Data listing:
◇ ◇ ◇ ◇ ◇

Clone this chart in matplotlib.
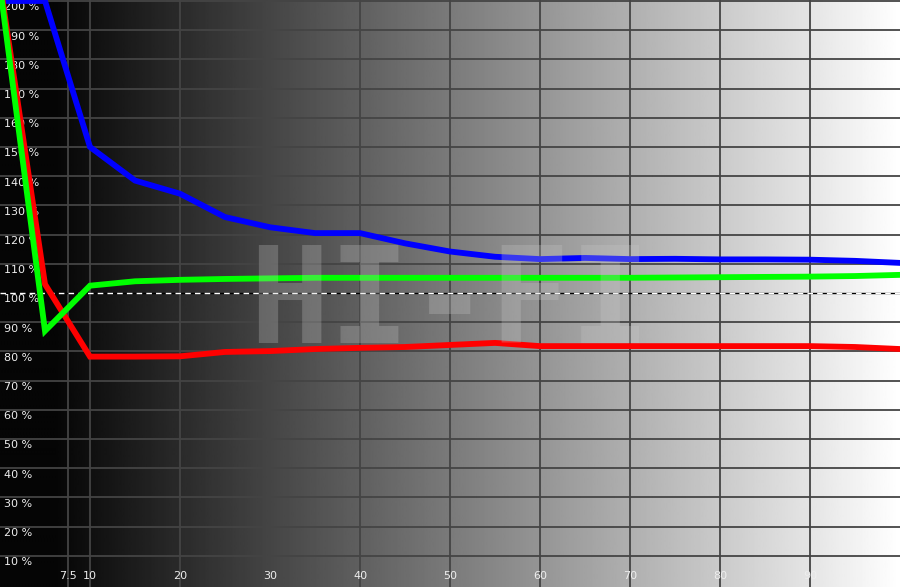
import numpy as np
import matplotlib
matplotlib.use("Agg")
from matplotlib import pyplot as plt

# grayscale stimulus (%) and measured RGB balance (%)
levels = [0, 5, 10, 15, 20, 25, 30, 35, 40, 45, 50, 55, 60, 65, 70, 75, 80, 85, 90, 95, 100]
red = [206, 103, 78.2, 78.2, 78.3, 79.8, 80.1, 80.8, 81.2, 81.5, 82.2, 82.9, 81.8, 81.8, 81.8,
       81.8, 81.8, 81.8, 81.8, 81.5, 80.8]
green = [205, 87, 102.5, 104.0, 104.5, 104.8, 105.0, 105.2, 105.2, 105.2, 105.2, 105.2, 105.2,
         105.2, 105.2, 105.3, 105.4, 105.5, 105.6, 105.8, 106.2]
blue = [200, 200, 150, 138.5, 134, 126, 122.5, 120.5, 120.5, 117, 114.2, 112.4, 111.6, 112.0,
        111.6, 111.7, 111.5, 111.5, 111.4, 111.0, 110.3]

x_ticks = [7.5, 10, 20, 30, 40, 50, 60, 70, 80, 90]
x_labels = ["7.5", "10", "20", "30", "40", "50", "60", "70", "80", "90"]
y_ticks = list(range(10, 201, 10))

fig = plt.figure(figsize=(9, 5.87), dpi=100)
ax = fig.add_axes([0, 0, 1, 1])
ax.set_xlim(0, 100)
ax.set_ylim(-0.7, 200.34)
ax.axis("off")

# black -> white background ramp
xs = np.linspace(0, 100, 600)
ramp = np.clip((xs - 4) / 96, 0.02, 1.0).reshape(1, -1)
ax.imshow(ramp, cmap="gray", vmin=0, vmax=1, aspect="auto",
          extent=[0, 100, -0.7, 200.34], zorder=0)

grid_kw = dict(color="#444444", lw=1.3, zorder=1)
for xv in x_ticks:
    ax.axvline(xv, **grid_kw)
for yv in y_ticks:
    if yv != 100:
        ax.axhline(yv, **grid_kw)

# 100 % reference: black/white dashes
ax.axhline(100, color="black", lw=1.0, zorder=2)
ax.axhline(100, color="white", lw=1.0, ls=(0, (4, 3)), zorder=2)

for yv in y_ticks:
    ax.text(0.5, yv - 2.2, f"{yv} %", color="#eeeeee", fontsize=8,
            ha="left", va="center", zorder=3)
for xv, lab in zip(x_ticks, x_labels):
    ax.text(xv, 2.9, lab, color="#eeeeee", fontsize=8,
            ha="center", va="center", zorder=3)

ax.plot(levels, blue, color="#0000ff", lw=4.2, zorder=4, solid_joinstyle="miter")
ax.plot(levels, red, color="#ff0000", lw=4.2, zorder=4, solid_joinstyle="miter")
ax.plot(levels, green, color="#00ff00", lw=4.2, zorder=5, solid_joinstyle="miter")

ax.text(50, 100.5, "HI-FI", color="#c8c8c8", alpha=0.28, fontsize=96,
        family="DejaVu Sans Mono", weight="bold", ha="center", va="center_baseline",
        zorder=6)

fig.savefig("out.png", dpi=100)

◇ ◇ ◇ ◇ ◇

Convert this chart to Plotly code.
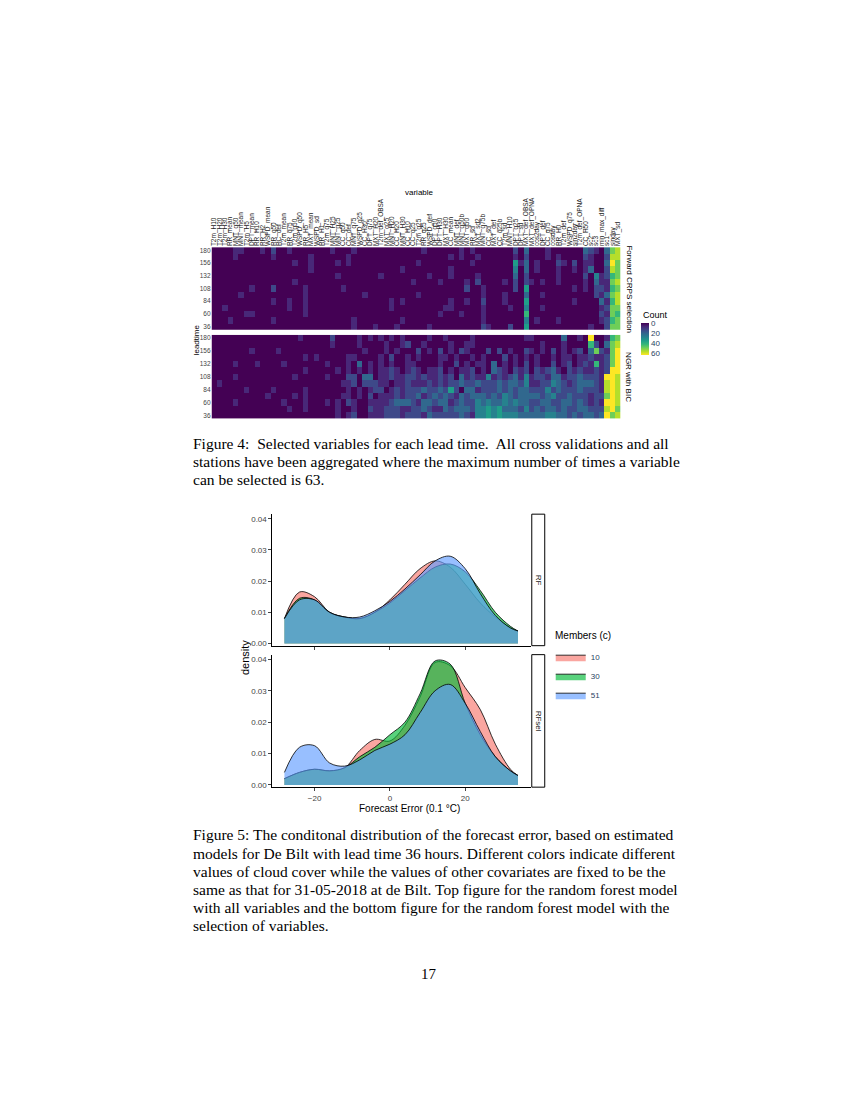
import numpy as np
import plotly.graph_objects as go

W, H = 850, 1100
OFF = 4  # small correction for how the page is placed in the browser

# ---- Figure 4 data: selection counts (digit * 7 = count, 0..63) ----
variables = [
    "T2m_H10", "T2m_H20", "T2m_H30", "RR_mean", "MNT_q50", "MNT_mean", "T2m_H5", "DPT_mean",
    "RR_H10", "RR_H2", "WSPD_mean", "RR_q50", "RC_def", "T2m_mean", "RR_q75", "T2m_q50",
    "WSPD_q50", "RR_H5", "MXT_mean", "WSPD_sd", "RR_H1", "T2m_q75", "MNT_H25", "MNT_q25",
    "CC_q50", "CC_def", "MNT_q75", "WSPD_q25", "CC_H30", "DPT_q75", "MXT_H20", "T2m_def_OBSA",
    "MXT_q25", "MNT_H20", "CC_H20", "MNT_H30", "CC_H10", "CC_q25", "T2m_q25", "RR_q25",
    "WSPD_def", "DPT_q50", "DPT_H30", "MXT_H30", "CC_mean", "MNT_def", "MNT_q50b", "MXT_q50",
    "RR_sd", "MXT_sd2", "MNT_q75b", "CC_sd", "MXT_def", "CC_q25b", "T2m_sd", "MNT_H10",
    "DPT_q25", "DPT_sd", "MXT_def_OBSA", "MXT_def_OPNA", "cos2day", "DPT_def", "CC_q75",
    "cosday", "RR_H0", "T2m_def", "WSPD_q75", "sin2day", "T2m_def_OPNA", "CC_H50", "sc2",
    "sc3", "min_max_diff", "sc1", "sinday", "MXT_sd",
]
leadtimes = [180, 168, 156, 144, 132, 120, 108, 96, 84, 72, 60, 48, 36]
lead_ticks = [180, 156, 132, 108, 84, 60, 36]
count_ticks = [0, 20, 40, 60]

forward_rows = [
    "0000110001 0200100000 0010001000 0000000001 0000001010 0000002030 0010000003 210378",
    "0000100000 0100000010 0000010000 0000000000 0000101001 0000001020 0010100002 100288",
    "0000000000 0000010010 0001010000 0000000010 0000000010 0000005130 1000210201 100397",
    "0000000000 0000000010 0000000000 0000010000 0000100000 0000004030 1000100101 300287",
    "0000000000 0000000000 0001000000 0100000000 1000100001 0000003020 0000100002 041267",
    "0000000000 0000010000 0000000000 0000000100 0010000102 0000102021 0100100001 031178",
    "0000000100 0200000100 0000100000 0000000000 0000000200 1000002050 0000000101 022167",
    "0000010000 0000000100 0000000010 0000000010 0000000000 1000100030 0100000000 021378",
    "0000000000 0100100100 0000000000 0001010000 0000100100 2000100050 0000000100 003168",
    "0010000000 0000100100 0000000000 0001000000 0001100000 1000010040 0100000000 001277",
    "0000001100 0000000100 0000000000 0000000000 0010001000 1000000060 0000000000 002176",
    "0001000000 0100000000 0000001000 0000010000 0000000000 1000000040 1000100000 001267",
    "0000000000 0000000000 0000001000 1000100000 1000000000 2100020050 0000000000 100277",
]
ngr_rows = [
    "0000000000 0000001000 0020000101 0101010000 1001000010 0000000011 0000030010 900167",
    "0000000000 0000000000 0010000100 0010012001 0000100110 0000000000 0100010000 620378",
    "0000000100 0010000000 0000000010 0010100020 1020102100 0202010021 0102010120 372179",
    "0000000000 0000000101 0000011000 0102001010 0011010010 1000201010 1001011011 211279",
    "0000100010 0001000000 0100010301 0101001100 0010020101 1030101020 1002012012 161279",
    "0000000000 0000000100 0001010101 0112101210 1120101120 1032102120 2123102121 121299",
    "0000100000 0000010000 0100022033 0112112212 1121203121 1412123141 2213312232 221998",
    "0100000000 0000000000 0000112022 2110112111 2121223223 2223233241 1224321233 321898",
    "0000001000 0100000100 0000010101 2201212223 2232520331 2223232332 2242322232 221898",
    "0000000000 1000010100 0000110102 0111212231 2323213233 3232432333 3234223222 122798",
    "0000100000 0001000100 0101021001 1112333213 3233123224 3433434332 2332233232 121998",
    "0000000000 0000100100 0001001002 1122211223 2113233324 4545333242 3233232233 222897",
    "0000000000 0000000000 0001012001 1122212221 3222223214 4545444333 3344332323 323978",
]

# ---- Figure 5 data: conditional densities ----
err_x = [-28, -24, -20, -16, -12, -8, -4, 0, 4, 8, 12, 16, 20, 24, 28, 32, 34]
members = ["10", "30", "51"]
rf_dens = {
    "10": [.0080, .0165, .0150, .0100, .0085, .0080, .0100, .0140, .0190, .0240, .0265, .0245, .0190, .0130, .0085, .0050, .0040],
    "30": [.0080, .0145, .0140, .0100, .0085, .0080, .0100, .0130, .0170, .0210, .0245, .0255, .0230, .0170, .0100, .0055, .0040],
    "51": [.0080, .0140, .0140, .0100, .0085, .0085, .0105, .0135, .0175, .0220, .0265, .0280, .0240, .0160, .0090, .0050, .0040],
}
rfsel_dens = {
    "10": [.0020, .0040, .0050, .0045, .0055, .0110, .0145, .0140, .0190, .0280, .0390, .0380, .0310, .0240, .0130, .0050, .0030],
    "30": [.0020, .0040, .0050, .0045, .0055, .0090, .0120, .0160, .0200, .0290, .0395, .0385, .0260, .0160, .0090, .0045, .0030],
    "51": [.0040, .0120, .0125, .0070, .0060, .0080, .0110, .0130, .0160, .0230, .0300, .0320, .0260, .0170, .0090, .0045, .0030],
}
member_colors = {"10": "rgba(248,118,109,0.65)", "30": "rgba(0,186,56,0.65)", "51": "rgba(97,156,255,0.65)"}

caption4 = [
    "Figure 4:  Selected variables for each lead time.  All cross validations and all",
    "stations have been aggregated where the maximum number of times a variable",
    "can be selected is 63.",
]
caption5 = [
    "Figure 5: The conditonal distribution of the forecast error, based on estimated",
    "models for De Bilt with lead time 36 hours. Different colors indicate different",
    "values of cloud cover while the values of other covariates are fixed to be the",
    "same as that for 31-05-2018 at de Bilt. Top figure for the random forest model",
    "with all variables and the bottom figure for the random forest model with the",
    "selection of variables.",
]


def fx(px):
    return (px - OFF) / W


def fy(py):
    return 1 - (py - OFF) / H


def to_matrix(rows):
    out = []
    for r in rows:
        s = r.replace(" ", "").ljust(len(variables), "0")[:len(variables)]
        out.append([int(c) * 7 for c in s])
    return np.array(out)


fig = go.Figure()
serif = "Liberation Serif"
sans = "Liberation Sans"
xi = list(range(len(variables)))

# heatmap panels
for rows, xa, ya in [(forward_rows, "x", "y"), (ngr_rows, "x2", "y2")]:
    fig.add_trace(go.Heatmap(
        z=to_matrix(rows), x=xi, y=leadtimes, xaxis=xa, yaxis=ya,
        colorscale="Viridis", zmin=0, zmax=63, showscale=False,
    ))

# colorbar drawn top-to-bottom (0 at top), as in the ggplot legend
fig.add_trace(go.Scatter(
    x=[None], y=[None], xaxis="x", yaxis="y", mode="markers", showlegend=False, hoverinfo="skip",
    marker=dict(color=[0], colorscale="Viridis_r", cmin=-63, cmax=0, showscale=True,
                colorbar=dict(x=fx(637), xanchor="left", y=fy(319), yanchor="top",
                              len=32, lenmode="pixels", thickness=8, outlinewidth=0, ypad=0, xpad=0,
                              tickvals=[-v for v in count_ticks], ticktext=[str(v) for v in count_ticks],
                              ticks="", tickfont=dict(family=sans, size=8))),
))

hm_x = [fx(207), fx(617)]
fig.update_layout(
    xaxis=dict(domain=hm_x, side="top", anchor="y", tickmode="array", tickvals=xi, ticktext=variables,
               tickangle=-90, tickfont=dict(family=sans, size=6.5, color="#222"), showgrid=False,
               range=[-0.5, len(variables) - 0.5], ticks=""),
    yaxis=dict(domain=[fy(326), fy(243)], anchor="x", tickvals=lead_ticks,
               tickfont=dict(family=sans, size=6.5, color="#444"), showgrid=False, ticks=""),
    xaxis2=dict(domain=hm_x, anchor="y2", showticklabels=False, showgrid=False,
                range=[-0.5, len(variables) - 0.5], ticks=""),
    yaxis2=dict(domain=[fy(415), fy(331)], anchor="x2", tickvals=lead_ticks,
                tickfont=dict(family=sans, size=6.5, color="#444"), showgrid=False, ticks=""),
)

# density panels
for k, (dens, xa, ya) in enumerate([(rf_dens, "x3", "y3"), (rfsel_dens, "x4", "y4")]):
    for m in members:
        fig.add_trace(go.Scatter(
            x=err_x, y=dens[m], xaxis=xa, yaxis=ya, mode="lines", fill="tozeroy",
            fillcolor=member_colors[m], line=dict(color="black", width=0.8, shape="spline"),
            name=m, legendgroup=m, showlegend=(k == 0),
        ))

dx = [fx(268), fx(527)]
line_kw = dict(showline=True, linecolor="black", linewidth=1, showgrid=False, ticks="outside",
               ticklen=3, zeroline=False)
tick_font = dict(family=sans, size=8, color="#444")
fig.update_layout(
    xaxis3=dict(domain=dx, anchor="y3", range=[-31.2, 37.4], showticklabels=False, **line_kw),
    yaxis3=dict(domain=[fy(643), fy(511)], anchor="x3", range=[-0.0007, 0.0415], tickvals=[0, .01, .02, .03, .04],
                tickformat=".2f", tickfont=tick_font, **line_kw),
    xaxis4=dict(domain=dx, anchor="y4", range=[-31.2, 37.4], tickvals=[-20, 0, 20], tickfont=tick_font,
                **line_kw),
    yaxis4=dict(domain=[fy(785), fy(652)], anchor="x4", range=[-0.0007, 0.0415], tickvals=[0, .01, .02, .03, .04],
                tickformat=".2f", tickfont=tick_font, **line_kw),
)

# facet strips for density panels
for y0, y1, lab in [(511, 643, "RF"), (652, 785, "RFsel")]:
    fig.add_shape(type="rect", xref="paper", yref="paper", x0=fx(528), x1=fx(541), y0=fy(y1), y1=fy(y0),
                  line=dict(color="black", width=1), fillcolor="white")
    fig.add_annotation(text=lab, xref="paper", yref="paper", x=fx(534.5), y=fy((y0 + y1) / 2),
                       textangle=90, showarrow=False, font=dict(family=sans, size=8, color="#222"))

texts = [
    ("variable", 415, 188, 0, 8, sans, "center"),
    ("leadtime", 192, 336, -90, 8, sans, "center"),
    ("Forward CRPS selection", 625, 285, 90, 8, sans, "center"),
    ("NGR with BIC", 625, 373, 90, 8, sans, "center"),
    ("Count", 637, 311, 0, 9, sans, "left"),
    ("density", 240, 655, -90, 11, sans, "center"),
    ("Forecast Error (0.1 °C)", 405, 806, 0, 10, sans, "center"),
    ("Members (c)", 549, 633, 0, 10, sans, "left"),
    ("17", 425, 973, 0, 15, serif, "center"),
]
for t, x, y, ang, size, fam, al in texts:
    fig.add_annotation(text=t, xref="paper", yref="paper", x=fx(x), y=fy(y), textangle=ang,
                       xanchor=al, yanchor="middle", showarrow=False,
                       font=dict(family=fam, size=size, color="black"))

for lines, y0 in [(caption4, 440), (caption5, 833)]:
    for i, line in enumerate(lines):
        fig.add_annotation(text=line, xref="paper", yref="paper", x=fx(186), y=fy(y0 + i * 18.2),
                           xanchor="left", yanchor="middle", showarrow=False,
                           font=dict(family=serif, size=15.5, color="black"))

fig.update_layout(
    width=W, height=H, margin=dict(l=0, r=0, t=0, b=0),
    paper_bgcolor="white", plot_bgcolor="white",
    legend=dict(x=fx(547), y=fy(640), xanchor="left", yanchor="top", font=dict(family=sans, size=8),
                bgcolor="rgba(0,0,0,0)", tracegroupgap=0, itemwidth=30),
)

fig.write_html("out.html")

◇ ◇ ◇ ◇ ◇

» TASK TO COMPLETE:
Extract, without any images, the part of the material above that opens with the line containing "Clone this chart in matplotlib." and closes with the line containing "from matplotlib import pyplot as plt", both lines included.

» RESULT BELOW:
Clone this chart in matplotlib.
import numpy as np
import matplotlib
matplotlib.use("Agg")
from matplotlib import pyplot as plt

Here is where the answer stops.